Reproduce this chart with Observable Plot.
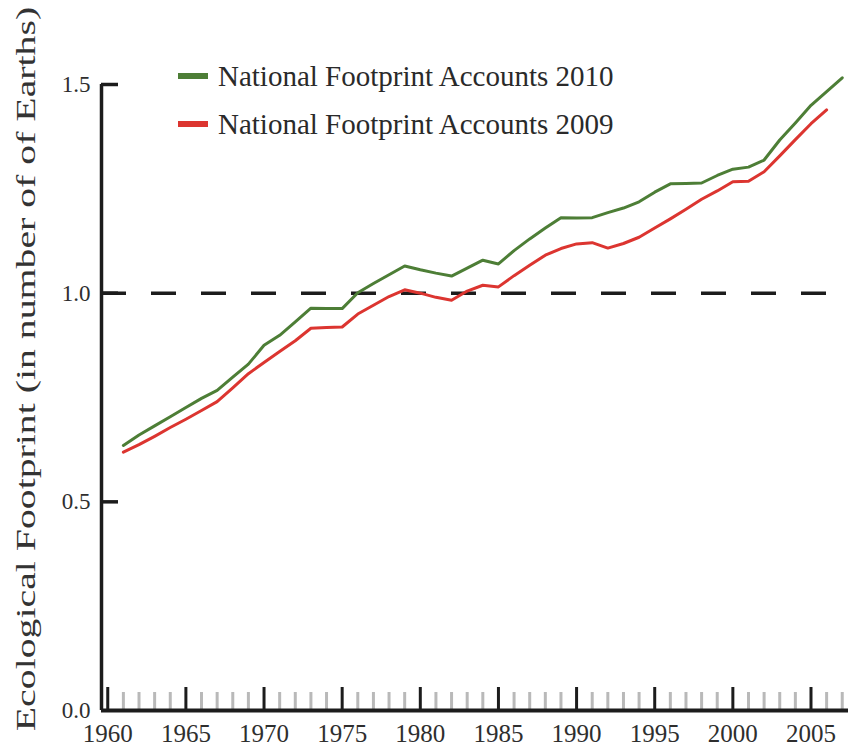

=====

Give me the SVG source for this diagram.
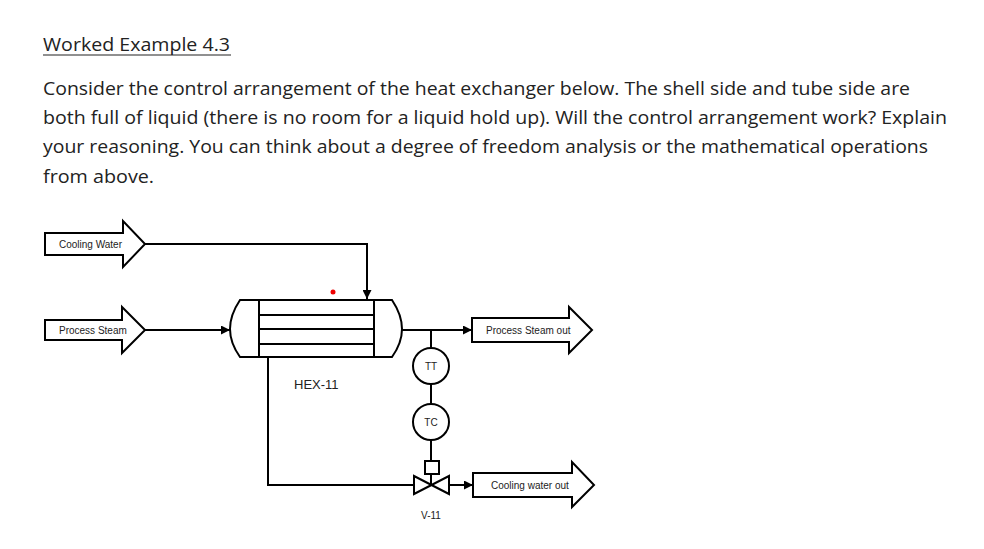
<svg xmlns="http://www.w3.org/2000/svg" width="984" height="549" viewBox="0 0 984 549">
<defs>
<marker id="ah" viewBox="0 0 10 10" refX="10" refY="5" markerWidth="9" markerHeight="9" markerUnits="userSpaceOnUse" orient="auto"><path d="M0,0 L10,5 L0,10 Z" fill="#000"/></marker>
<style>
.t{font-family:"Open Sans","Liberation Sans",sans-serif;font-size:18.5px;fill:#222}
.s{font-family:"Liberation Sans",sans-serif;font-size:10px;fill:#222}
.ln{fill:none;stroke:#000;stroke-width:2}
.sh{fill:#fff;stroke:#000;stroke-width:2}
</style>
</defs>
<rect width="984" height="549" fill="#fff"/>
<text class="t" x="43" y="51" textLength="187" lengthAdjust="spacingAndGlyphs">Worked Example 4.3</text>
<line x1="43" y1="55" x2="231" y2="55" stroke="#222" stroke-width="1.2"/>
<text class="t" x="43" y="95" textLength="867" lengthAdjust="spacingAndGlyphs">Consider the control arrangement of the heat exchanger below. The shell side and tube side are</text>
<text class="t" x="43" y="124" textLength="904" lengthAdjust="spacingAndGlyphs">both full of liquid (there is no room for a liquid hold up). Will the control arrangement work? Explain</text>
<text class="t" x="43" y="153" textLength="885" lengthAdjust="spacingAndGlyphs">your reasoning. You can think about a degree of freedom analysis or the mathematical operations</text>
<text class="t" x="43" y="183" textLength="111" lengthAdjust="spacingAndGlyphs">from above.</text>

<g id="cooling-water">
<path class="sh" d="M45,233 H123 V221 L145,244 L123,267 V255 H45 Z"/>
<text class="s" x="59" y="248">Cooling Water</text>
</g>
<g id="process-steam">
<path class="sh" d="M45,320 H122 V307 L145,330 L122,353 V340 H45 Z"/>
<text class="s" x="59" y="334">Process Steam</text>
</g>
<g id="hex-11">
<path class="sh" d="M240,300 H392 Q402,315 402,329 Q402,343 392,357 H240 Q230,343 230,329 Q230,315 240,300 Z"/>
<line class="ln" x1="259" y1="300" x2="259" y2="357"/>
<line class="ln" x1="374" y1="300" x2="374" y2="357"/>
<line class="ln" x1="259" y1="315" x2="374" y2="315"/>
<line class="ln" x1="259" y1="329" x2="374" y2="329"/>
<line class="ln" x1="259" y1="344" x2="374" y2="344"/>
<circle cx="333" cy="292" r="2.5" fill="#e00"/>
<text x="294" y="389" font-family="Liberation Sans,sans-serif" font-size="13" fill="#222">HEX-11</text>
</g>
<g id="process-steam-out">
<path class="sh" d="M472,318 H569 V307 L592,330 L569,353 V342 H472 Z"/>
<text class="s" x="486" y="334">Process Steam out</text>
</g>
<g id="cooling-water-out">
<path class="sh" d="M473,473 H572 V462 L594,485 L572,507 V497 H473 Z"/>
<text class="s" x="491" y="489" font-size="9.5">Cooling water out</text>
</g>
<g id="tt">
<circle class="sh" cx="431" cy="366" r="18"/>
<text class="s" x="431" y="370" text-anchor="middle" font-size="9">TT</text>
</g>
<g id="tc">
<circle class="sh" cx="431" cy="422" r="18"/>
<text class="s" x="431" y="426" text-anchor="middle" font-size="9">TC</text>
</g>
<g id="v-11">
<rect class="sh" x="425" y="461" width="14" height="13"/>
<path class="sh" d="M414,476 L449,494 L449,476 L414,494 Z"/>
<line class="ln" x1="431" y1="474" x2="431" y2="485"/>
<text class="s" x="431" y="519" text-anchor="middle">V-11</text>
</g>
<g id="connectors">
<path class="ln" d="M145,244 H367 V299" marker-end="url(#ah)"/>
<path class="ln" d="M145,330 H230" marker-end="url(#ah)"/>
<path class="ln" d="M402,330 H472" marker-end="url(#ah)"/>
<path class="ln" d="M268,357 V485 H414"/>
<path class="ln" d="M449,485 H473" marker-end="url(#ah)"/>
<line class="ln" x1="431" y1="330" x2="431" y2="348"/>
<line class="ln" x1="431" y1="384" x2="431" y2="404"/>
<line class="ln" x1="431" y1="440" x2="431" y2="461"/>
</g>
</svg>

=====

- _Exercise aim_: Using the records above, pull out each line where the word "this" occurs.

- _Solution_:
Reproduce this chart with Observable Plot.
Give me the SVG source for this diagram.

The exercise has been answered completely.